[Short exercise]:
Look through the data and write out every line with the word "page" in it.

[Information shown]:
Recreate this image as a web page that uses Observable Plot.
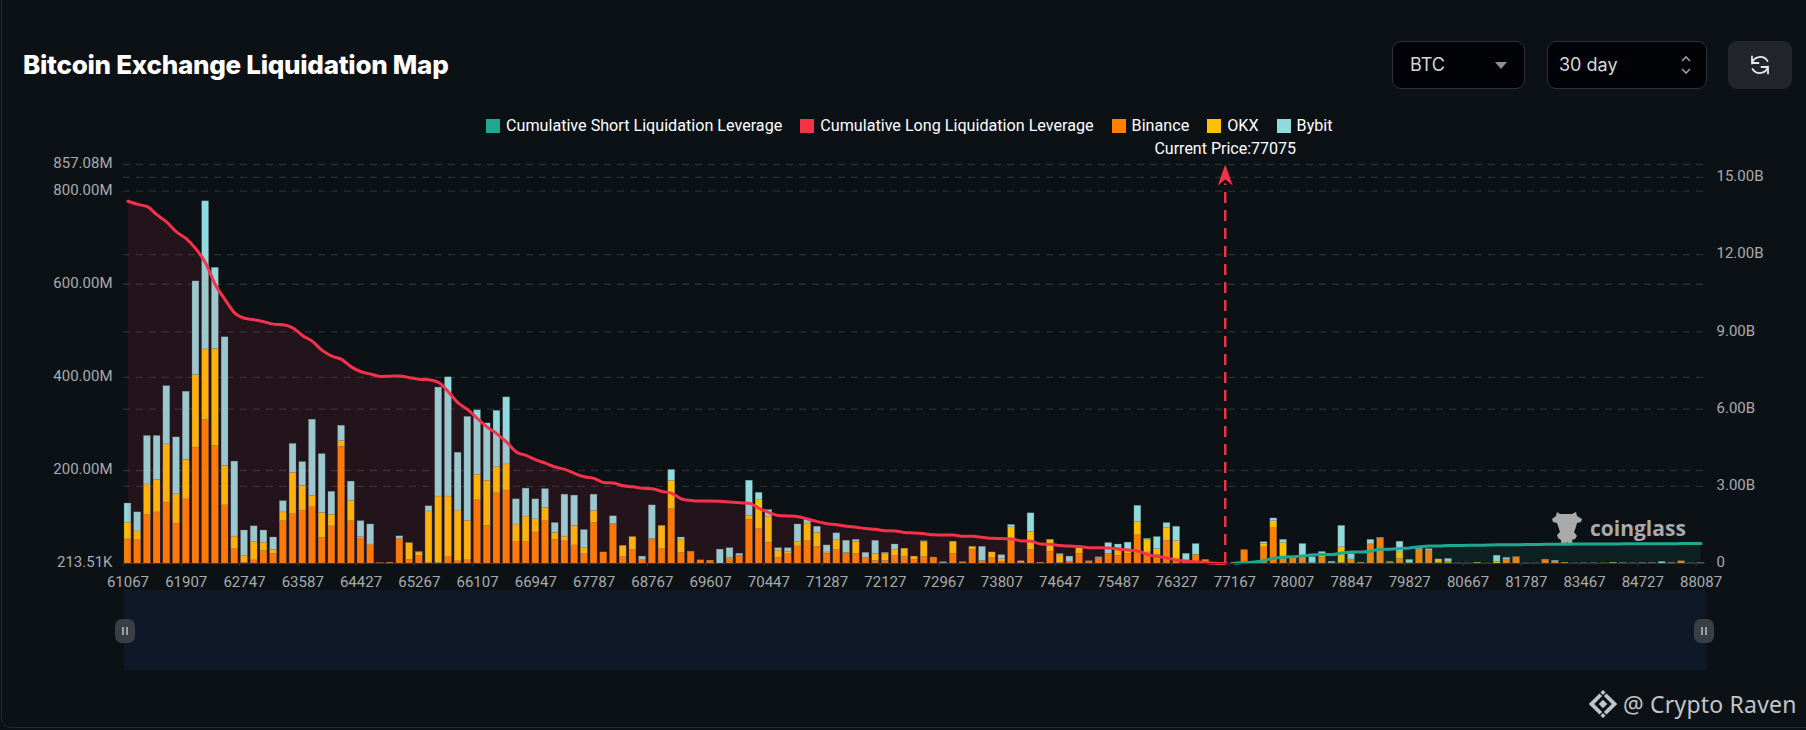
<!DOCTYPE html>
<html>
<head>
<meta charset="utf-8">
<script src="https://cdn.jsdelivr.net/npm/d3@7"></script>
<script src="https://cdn.jsdelivr.net/npm/@observablehq/plot@0.6"></script>
<style>
html,body{margin:0;padding:0;width:1806px;height:730px;overflow:hidden;background:#0c1116;}
#page{position:relative;width:1806px;height:730px;font-family:Roboto,sans-serif;background:#0c1116;}
.abs{position:absolute;}
#frame{left:1px;top:-12px;width:1830px;height:740px;border:1px solid #272b30;border-radius:10px;box-sizing:border-box;}
#title{left:23px;top:48px;font:800 26px/34px Inter,sans-serif;letter-spacing:-.28px;color:#fff;white-space:nowrap;}
.ctl{top:41px;height:48px;box-sizing:border-box;border-radius:9px;}
.sel{background:#020307;border:1px solid #2d3238;color:#d4d6d8;font:400 18px/46px Inter,sans-serif;}
#legend{left:486px;top:115px;display:flex;gap:18px;font:400 16.15px/21px Roboto,sans-serif;color:#fff;white-space:nowrap;}
#legend div{display:flex;align-items:center;gap:6px;}
#legend i{display:block;width:14px;height:14px;}
#nav{left:124px;top:590px;width:1582px;height:80px;background:#0f1828;}
.handle{top:619px;width:20px;height:24px;border-radius:7px;background:#3a3f45;}
.handle:before,.handle:after{content:"";position:absolute;top:8px;height:8px;width:2px;background:#9aa0a6;}
.handle:before{left:7px}.handle:after{left:11px}
#wm{left:1590px;top:510px;font:700 21px/36px "Open Sans",sans-serif;color:#a9aaab;white-space:nowrap;}
#raven{left:1623px;top:686px;font:400 23px/36px "Noto Sans",sans-serif;color:#c2c5c7;letter-spacing:.2px;white-space:nowrap;}
#chart{left:0;top:0;}
</style>
</head>
<body>
<div id="page">
  <div id="frame" class="abs"></div>
  <div id="title" class="abs">Bitcoin Exchange Liquidation Map</div>
  <div class="abs ctl sel" style="left:1392px;width:133px;padding-left:17px;">BTC</div>
  <svg class="abs" style="left:1495px;top:62px" width="12" height="7"><path d="M0 0H12L6 7Z" fill="#8d9094"/></svg>
  <div class="abs ctl sel" style="left:1547px;width:160px;padding-left:11px;">30 day</div>
  <svg class="abs" style="left:1680px;top:55px" width="12" height="20" fill="none" stroke="#9a9da1" stroke-width="1.6"><path d="M2 6L6 2L10 6M2 14L6 18L10 14"/></svg>
  <div class="abs ctl" style="left:1728px;width:64px;background:#22262c;"></div>
  <svg class="abs" style="left:1749px;top:54px" width="22" height="22" fill="none" stroke="#e6e8ea" stroke-width="1.8" stroke-linecap="round" stroke-linejoin="round"><path d="M3 9.5A8.5 8.5 0 0 1 18.5 7M3 2.5V9H9.5M19 12.5A8.5 8.5 0 0 1 3.5 15M19 19.5V13H12.5"/></svg>
  <div id="legend" class="abs"></div>
  <div id="nav" class="abs"></div>
  <svg class="abs" style="left:1552px;top:511px" width="30" height="35" fill="#a9aaab"><path d="M5 1L8 3H20L24 1L25 5L30 8L29 11L25 12C24 16 23 19 22 21L25 25L23 28L20 29L21 34H17L15 31L13 34H9L9 29L6 27L5 24L8 21C7 18 6 15 5 12L1 11L0 8L4 5Z"/></svg>
  <div id="wm" class="abs">coinglass</div>
  <div id="chart" class="abs"></div>
  <div class="abs handle" style="left:115px"></div>
  <div class="abs handle" style="left:1694px"></div>
  <svg class="abs" style="left:1589px;top:690px" width="28" height="28" viewBox="-14 -14 28 28" fill="#c2c5c7">
    <g transform="rotate(45)"><rect x="-3" y="-3" width="6" height="6"/><rect x="-10" y="-10" width="3.6" height="3.6"/><rect x="6.4" y="6.4" width="3.6" height="3.6"/><path d="M-5 -10H10V5H6.2V-6.2H-5Z"/><path d="M-10 -5H-6.2V6.2H5V10H-10Z"/></g>
  </svg>
  <div id="raven" class="abs">@ Crypto Raven</div>
</div>
<script>
// Price buckets (x categories) and the labels the axis prints
const prices = [
  61067,61207,61347,61487,61627,61767,61907,62047,62187,62327,
  62467,62607,62747,62887,63027,63167,63307,63447,63587,63727,
  63867,64007,64147,64287,64427,64567,64707,64847,64987,65127,
  65267,65407,65547,65687,65827,65967,66107,66247,66387,66527,
  66667,66807,66947,67087,67227,67367,67507,67647,67787,67927,
  68067,68207,68347,68487,68767,68907,69047,69187,69327,69467,
  69607,69747,69887,70027,70167,70307,70447,70587,70727,70867,
  71007,71147,71287,71427,71567,71707,71847,71987,72127,72267,
  72407,72547,72687,72827,72967,73107,73247,73387,73527,73667,
  73807,73947,74087,74227,74367,74507,74647,74787,74927,75067,
  75207,75347,75487,75627,75767,75907,76047,76187,76327,76467,
  76607,76747,76887,77027,77167,77307,77447,77587,77727,77867,
  78007,78147,78287,78427,78567,78707,78847,78987,79127,79267,
  79407,79547,79827,79967,80107,80247,80387,80527,80667,80807,
  80947,81087,81227,81507,81787,81927,82207,82627,82907,83187,
  83467,83607,83747,83887,84167,84447,84727,85147,85567,86127,
  86827,87527,88087
];
const xTickLabels = [61067,61907,62747,63587,64427,65267,66107,66947,67787,68767,69607,70447,71287,72127,72967,73807,74647,75487,76327,77167,78007,78847,79827,80667,81787,83467,84727,88087];

// Liquidation leverage per bucket, in millions
const binance = [
  52,50,104,110,131,86,138,249,308,253,
  125,31,2,7,27,21,91,106,114,121,
  55,80,251,91,54,39,1,1.5,52,8,
  16,1,1,14,5,7,136,81,151,157,
  46,46,67,91,51,48,39,20,87,24,
  84,14,29,7,51,31,117,23,25,7,
  4,0,9,16,94,74,45,13,20,37,
  48,36,21,29,21,21,12,6,6,16,
  14,8,14,13,1,21,1,30,6,12,
  4,48,2,29,1.5,25,1.5,3,21,3,
  10,21,17,21,61,24,19,49,5,6,
  19,8,.5,.5,2,29,2,35,76,10,
  14,17,1,13,1,1,9,2,41,54,
  2,10,1.5,31,28,2,4,.5,.4,.3,
  .3,0,9,14,.2,.2,8,3,.2,.2,
  .7,.7,.5,.2,1,.3,1,1,0,.5,
  5,.2,.8
];
const okx = [
  36,19,66,70,125,63,85,156,152,208,
  85,27,15,39,18,8,19,89,53,24,
  54,25,12,44,3,2,0,.5,1.5,36,
  8,111,143,130,109,85,55,97,56,56,
  38,55,28,29,15,10,42,13,26,0,
  1.5,24,28,1,2,50,61,27,.7,0,
  2,0,3,1,9,62,56,15,5,9,
  38,30,3,21,2,26,1,15,14,14,
  18,7,33,0,0,26,2,6,0,12,
  6,30,3,39,.5,25,16,1,13,1,
  1.5,0,16,9,29,26,12,28,43,1,
  0,0,0,0,0,0,.5,7,15,35,
  0,0,0,3,0,34,0,0,2,0,
  1.5,14,0,0,0,7,0,0,0,1.5,
  0,4,0,0,0,0,.5,0,1.5,0,
  0,0,0,1.5,0,0,0,0,0,.5,
  0,0,0
];
const bybit = [
  41,41,104,94,125,122,146,201,318,174,
  276,161,54,34,26,27,24,62,51,164,
  126,49,33,41,34,43,0,0,5,0,
  .5,11,234,256,124,223,138,123,121,144,
  54,60,43,40,21,90,65,39,35,0,
  16,0,0,7,72,0,23,6,0,0,
  0,30,21,4,75,16,14,5,8,38,
  8,13,15,15,26,4,10,28,3,11,
  0,0,1,0,2,0,0,0,30,0,
  8,5,0,40,0,1,3,11,0,1,
  2,23,8,15,34,3,26,10,31,14,
  23,0,0,0,0,0,0,4,6,6,
  0,25,13,9,3,46,12,0,8,1,
  0,23,6.5,5,3,0,6,0,0,0,
  0,13,3.5,0,.1,.1,0,3,0,.1,
  0,0,0,0,0,.1,0,0,3.5,0,
  0,.1,0
];
// Cumulative leverage, in billions (right axis). Long runs from the first bucket, short picks up after it ends.
const cumulativeLong = [
  14.07,13.95,13.86,13.54,13.26,12.88,12.62,12.22,11.67,10.83,
  10.25,9.73,9.53,9.47,9.39,9.30,9.28,9.15,8.85,8.63,
  8.28,8.06,7.93,7.64,7.45,7.36,7.27,7.28,7.29,7.22,
  7.16,7.14,7.03,6.67,6.24,5.98,5.63,5.30,5.04,4.72,
  4.33,4.20,4.03,3.90,3.75,3.66,3.50,3.37,3.31,3.15,
  3.13,3.02,2.98,2.93,2.91,2.80,2.73,2.51,2.45,2.43,
  2.43,2.42,2.39,2.36,2.34,2.14,1.99,1.87,1.85,1.82,
  1.73,1.63,1.55,1.51,1.45,1.41,1.36,1.33,1.28,1.27,
  1.21,1.19,1.16,1.12,1.11,1.11,1.06,1.06,1.02,.98,
  .97,.96,.88,.87,.76,.75,.70,.68,.66,.62,
  .62,.61,.56,.53,.49,.35,.28,.22,.14,.09,
  .06,.04,.01,0
];
const cumulativeShort = [
  .01,.04,.06,.12,.21,.25,.27,.30,.34,.35,
  .35,.41,.45,.45,.49,.56,.56,.59,.61,.65,
  .68,.68,.70,.70,.71,.71,.72,.73,.73,.73,
  .74,.74,.75,.75,.75,.76,.76,.76,.76,.76,
  .77,.77,.77,.77,.77,.77,.78,.78,.78
];

const leftTicks = [0.21351,200,400,600,800,857.08];
const leftLabels = ["213.51K","200.00M","400.00M","600.00M","800.00M","857.08M"];
const rightTicks = [0,3,6,9,12,15];
const rightLabels = ["0","3.00B","6.00B","9.00B","12.00B","15.00B"];

const exchanges = ["Binance","OKX","Bybit"];
const exchangeColors = ["#ff8000","#ffc000","#8fdbdd"];
const legendNames = ["Cumulative Short Liquidation Leverage","Cumulative Long Liquidation Leverage",...exchanges];
const legendColors = ["#1fa88f","#f6324a",...exchangeColors];
const currentPrice = 77075;
const currentBucket = 77027;

// the right axis (B) shares the plot with the left one (M)
const mPerB = 55.3;

const series = [binance, okx, bybit];
const barRows = exchanges.flatMap((ex, k) => prices.map((p, i) => ({price: p, exchange: ex, value: series[k][i]})));
const longRows = cumulativeLong.map((v, i) => ({price: prices[i], value: v * mPerB}));
const shortStart = prices.length - cumulativeShort.length;
const shortRows = cumulativeShort.map((v, i) => ({price: prices[i + shortStart], value: v * mPerB}));

const legend = document.getElementById("legend");
legendNames.forEach((n, i) => {
  const d = document.createElement("div");
  const sw = document.createElement("i");
  sw.style.background = legendColors[i];
  d.appendChild(sw);
  d.appendChild(document.createTextNode(n));
  legend.appendChild(d);
});

const arrowHead = {draw(c){c.moveTo(0,0);c.lineTo(7.5,21);c.lineTo(0,15);c.lineTo(-7.5,21);c.closePath();}};
const axisFill = "#a8abae";
const gridStyle = {stroke:"#2b2f33", strokeWidth:1.4, strokeDasharray:"7 6"};

const plot = Plot.plot({
  width: 1806, height: 730,
  marginLeft: 123, marginRight: 101, marginTop: 164, marginBottom: 167,
  style: {background:"transparent", fontFamily:"Roboto,sans-serif", fontSize:"15px", overflow:"visible"},
  x: {type:"band", domain: prices, paddingInner:.3, paddingOuter:.11, label:null},
  y: {domain:[0.21351,857.08], label:null},
  color: {domain: exchanges, range: exchangeColors},
  marks: [
    Plot.ruleY([...leftTicks.slice(1), ...rightTicks.slice(1).map(v => v * mPerB)], gridStyle),
    Plot.barY(barRows, {x:"price", y:"value", fill:"exchange", order: null, stroke:"#7d8488", strokeWidth:.5, strokeOpacity:.55}),
    Plot.areaY(longRows, {x:"price", y:"value", fill:"#f6324a", fillOpacity:.1, curve:"monotone-x"}),
    Plot.areaY(shortRows, {x:"price", y:"value", fill:"#1fa88f", fillOpacity:.1, curve:"monotone-x"}),
    Plot.lineY(longRows, {x:"price", y:"value", stroke:"#f6324a", strokeWidth:3, curve:"monotone-x"}),
    Plot.lineY(shortRows, {x:"price", y:"value", stroke:"#1fa88f", strokeWidth:3, curve:"monotone-x"}),
    Plot.ruleX([currentBucket], {x:d=>d, y1:0.21351, y2:815, stroke:"#f6324a", strokeWidth:2.4, strokeDasharray:"11 7"}),
    Plot.dot([currentBucket], {x:d=>d, y:857.08, symbol:arrowHead, fill:"#f6324a", stroke:"none"}),
    Plot.text([`Current Price:${currentPrice}`], {x:()=>currentBucket, y:()=>857.08, dy:-16, text:d=>d, fill:"#fff", fontSize:16}),
    Plot.ruleY([0.21351], {stroke:"#34383c", strokeWidth:1}),
    Plot.axisY({ticks:leftTicks, tickSize:0, tickPadding:11, dy:-1, fill:axisFill, fontSize:15, tickFormat:d=>leftLabels[leftTicks.indexOf(d)], label:null}),
    Plot.axisY({anchor:"right", ticks:rightTicks.map(v=>v*mPerB), tickSize:0, tickPadding:11, dy:-1, fill:axisFill, fontSize:15, tickFormat:d=>rightLabels[rightTicks.findIndex(v=>v*mPerB===d)], label:null}),
    Plot.axisX({ticks:xTickLabels, tickSize:3, tickFormat:()=>"", dx:-4.85, stroke:"#34383c", label:null}),
    Plot.axisX({ticks:xTickLabels, tickSize:0, tickPadding:12.5, fill:axisFill, fontSize:15, tickFormat:d=>String(d), label:null})
  ]
});
document.getElementById("chart").appendChild(plot);
</script>
</body>
</html>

[The response]:
Recreate this image as a web page that uses Observable Plot.
#page{position:relative;width:1806px;height:730px;font-family:Roboto,sans-serif;background:#0c1116;}
<div id="page">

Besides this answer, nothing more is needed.